**What you need to do**
For each line of the data below that holds "chart", copy the line.

**Dataset entries**

——————

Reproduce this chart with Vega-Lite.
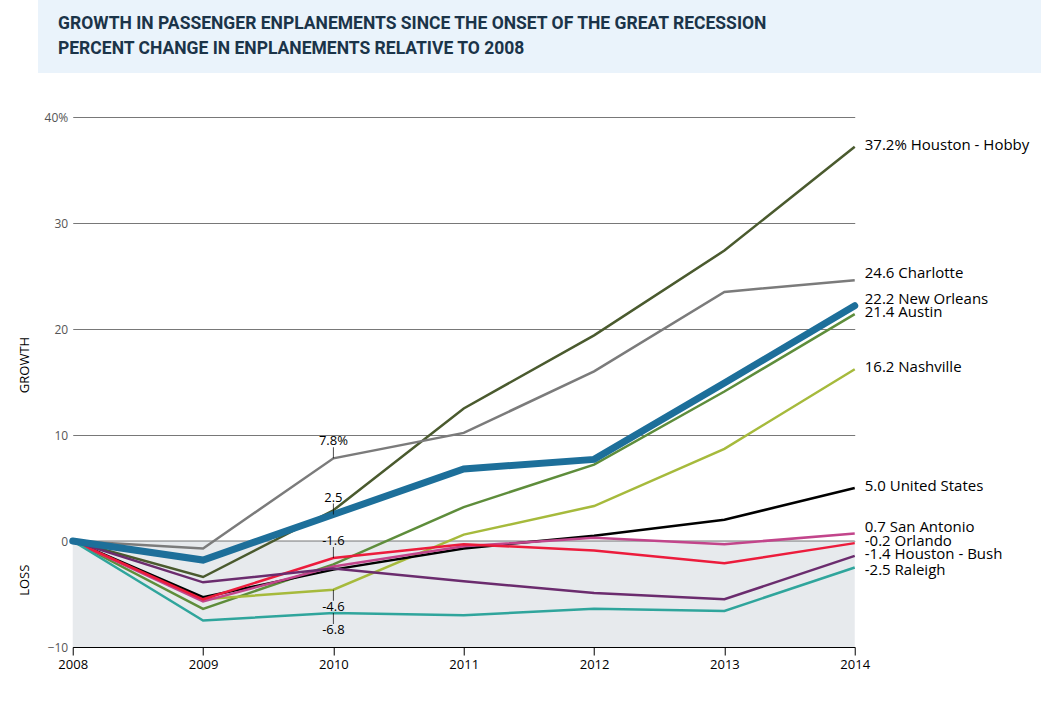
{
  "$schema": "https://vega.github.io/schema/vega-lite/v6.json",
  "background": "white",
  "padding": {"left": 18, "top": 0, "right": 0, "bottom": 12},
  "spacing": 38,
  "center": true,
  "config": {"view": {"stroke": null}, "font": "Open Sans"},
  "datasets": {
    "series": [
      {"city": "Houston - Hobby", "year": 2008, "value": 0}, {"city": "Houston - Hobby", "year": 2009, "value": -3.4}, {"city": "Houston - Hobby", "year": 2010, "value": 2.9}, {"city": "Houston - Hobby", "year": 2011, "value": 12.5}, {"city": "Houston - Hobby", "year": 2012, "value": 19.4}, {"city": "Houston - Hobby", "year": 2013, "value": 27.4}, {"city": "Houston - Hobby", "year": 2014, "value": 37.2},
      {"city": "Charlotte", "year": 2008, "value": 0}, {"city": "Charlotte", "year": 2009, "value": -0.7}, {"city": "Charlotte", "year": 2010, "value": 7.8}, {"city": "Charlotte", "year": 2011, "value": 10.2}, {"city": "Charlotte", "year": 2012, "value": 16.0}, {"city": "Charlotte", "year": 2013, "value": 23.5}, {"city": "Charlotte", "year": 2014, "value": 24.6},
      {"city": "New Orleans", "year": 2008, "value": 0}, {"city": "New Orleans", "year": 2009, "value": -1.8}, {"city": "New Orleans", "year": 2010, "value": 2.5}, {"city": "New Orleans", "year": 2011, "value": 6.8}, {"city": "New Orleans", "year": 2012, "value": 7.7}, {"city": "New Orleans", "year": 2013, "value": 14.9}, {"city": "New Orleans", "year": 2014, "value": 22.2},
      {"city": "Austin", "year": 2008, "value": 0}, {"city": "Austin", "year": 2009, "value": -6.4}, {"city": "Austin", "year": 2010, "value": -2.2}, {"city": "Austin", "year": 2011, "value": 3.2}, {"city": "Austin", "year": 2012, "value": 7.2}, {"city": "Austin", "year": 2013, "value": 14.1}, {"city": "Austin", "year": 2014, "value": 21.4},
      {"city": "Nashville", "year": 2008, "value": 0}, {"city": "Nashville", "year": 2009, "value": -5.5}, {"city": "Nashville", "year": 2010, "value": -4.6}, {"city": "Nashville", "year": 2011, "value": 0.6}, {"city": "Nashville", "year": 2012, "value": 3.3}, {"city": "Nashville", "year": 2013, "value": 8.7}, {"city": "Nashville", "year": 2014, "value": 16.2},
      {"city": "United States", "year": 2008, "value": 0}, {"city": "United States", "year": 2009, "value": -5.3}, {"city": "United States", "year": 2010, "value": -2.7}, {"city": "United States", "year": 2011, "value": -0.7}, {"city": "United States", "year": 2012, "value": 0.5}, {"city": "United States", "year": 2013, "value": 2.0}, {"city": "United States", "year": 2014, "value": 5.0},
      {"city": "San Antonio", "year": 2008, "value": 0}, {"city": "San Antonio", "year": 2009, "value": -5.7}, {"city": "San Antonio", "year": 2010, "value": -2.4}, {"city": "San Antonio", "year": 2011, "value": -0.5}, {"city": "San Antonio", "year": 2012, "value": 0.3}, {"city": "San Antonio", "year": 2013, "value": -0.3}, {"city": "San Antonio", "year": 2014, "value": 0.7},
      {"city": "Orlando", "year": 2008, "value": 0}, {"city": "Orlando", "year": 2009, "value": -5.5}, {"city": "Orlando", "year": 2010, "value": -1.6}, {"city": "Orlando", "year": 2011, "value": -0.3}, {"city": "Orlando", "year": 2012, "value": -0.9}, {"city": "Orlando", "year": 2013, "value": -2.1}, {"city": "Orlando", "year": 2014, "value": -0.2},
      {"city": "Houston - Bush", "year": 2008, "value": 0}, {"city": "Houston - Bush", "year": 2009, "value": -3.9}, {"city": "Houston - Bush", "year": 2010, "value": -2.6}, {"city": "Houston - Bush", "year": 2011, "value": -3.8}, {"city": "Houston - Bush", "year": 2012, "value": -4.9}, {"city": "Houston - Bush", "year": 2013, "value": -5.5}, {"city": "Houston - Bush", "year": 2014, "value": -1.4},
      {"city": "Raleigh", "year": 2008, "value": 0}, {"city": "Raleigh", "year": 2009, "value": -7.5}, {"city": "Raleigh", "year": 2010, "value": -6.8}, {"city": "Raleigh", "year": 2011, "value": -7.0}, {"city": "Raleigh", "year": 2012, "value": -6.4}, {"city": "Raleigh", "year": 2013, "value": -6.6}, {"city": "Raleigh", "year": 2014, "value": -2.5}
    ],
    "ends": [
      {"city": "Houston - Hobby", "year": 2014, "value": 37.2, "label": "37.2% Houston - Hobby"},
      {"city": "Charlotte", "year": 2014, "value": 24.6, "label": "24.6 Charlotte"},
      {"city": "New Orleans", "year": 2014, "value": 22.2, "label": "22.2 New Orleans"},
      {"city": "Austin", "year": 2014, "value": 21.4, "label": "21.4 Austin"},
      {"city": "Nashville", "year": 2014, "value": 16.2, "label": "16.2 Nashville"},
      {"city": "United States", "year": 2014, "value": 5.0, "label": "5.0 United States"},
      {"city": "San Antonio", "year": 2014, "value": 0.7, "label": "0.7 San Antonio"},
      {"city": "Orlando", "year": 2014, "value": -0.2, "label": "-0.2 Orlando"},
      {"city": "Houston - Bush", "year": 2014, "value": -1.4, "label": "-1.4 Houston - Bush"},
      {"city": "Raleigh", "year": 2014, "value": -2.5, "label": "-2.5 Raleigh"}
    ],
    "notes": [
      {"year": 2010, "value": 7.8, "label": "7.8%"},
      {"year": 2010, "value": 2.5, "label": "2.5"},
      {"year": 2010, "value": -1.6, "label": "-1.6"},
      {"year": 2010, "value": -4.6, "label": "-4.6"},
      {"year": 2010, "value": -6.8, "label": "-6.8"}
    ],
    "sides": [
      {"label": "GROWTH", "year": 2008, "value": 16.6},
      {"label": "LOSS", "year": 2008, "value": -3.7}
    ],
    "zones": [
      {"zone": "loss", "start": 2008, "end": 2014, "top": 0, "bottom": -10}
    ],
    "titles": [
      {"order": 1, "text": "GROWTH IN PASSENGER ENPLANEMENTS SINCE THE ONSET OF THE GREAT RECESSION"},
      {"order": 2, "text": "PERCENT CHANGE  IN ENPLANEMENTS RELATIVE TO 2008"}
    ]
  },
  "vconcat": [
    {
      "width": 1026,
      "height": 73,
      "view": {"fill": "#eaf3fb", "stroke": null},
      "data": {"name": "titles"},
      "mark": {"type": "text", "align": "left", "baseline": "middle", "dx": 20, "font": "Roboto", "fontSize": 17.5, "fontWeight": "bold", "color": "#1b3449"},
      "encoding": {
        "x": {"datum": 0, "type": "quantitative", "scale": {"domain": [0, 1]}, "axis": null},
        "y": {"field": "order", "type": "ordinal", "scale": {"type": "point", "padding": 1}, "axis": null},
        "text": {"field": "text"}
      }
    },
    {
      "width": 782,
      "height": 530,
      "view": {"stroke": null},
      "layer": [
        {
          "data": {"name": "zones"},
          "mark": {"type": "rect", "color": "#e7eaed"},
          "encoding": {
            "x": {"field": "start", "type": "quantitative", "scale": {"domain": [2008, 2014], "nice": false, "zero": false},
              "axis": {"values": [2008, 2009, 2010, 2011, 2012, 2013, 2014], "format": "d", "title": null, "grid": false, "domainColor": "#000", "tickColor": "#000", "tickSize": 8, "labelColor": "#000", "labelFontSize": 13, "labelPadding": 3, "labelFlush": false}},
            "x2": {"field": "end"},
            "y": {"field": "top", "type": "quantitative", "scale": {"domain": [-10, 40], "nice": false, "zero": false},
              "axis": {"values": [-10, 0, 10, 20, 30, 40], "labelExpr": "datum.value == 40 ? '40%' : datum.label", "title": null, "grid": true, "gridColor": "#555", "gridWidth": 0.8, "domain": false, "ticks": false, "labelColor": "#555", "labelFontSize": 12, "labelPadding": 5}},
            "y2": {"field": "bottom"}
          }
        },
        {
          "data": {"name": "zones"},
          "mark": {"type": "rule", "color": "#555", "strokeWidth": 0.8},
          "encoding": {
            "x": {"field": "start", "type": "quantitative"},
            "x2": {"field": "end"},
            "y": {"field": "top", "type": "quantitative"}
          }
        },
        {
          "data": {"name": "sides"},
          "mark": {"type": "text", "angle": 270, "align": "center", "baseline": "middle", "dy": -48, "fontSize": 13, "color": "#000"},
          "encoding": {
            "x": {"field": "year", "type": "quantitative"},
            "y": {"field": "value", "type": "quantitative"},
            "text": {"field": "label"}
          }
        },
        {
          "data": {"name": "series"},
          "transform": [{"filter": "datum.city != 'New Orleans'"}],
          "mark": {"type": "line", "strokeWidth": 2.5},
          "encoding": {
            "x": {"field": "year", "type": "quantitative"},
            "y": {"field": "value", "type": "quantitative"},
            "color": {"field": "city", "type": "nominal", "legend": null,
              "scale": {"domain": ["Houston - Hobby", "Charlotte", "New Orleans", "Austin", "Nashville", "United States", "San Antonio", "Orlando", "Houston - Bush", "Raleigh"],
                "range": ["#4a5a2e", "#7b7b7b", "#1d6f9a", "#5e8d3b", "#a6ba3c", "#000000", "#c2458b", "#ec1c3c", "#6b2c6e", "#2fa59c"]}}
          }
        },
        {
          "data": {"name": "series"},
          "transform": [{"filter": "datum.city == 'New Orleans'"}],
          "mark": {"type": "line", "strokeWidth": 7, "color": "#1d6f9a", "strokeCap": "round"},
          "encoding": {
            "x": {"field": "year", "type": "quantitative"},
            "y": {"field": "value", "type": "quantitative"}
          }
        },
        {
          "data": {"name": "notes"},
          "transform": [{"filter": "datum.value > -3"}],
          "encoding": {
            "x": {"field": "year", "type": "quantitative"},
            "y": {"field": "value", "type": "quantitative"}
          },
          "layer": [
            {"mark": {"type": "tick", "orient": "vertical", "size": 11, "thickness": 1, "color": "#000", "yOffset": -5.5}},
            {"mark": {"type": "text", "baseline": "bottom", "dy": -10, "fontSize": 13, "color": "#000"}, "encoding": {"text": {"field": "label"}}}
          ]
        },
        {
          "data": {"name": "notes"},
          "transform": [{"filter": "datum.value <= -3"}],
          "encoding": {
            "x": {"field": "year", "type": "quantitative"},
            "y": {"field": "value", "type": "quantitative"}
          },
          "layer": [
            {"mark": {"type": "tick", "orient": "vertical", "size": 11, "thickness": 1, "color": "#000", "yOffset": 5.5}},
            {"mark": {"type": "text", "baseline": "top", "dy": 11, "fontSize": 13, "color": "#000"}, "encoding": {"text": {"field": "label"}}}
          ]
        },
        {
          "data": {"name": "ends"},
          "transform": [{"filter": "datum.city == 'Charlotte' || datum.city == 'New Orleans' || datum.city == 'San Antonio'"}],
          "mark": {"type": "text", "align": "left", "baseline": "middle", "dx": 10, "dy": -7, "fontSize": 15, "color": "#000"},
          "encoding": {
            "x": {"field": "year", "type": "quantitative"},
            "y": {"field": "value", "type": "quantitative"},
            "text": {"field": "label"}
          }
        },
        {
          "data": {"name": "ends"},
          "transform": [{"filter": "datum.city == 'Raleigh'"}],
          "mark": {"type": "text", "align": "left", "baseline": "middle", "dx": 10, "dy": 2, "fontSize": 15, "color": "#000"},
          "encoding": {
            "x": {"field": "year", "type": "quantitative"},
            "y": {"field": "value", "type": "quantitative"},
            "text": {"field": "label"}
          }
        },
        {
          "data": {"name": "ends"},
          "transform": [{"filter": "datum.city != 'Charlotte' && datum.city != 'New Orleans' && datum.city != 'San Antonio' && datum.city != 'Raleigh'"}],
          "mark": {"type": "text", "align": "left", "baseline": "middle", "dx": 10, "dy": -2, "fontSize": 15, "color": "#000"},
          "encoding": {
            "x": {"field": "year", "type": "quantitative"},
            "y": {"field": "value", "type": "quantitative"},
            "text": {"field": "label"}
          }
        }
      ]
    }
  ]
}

——————

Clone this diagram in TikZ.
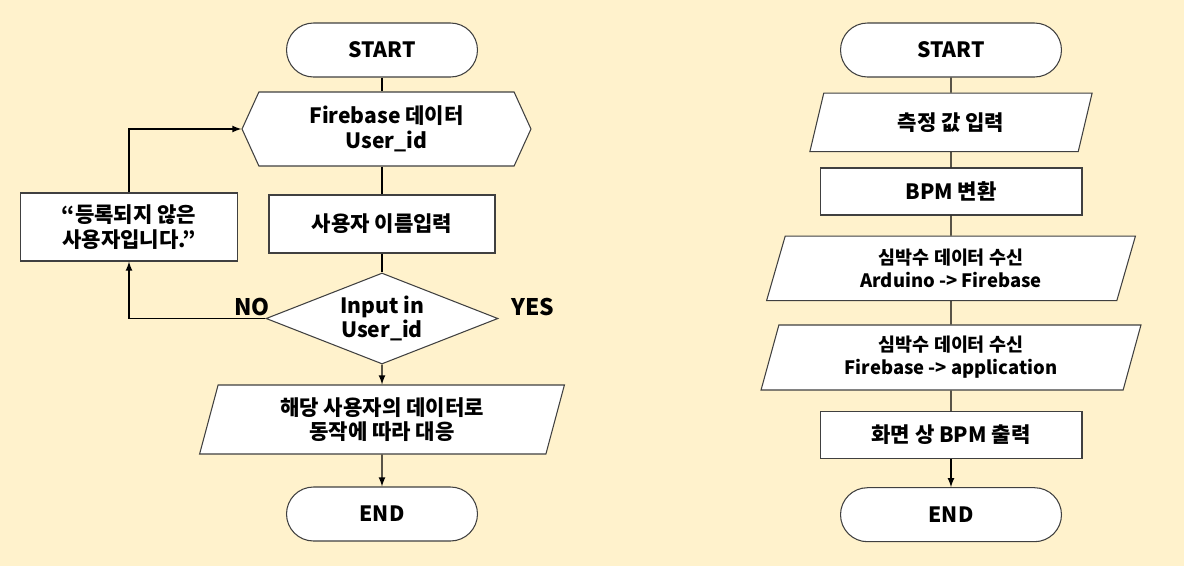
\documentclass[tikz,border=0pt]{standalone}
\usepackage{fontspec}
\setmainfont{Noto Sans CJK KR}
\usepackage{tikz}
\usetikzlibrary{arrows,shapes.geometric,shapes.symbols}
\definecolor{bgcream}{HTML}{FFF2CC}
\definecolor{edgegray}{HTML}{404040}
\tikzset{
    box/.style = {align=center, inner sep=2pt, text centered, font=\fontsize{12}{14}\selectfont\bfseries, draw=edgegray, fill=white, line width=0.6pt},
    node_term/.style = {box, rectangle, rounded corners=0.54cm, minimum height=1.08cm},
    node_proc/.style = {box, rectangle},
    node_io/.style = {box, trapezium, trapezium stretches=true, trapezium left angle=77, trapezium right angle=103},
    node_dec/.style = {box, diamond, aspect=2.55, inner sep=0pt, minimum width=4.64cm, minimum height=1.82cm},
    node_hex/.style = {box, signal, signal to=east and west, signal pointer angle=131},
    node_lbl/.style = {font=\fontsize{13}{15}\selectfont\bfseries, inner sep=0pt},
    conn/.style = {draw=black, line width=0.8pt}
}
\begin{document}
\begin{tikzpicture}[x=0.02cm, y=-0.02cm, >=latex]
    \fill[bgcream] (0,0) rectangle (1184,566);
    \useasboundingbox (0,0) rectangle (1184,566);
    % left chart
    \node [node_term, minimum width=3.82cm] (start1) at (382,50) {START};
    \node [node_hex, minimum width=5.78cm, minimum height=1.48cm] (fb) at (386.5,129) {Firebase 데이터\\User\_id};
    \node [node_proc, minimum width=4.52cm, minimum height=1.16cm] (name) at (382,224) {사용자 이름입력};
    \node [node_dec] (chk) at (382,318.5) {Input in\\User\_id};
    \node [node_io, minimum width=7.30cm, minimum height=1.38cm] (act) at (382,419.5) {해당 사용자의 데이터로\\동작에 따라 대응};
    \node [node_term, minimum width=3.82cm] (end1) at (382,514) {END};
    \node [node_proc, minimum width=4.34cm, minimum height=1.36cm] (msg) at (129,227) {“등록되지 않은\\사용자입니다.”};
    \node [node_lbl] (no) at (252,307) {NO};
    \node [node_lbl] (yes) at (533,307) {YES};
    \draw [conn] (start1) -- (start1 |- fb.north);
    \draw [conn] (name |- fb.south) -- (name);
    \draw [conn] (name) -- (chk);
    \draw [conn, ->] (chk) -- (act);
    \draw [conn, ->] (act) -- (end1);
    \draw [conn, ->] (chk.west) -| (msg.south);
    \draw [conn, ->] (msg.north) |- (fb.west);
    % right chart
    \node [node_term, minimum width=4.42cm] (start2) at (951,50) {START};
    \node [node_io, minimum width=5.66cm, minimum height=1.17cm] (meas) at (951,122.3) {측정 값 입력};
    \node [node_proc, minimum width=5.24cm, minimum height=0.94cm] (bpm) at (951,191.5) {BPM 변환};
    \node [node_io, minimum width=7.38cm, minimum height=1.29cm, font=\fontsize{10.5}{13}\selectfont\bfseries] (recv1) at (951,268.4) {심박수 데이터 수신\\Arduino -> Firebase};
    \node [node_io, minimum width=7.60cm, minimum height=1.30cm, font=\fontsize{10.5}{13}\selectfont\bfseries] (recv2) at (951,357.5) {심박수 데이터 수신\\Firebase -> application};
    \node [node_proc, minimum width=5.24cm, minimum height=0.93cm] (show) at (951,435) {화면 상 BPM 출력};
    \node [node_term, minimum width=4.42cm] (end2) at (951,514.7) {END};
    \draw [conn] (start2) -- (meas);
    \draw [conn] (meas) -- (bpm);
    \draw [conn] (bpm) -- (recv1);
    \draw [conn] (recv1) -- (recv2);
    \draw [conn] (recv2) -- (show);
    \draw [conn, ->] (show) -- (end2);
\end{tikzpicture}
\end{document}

——————

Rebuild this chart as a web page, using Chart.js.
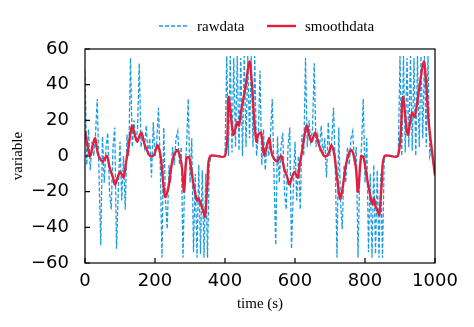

——————

**Response**
Reproduce this chart with Vega-Lite.
    % left chart
    % right chart
Rebuild this chart as a web page, using Chart.js.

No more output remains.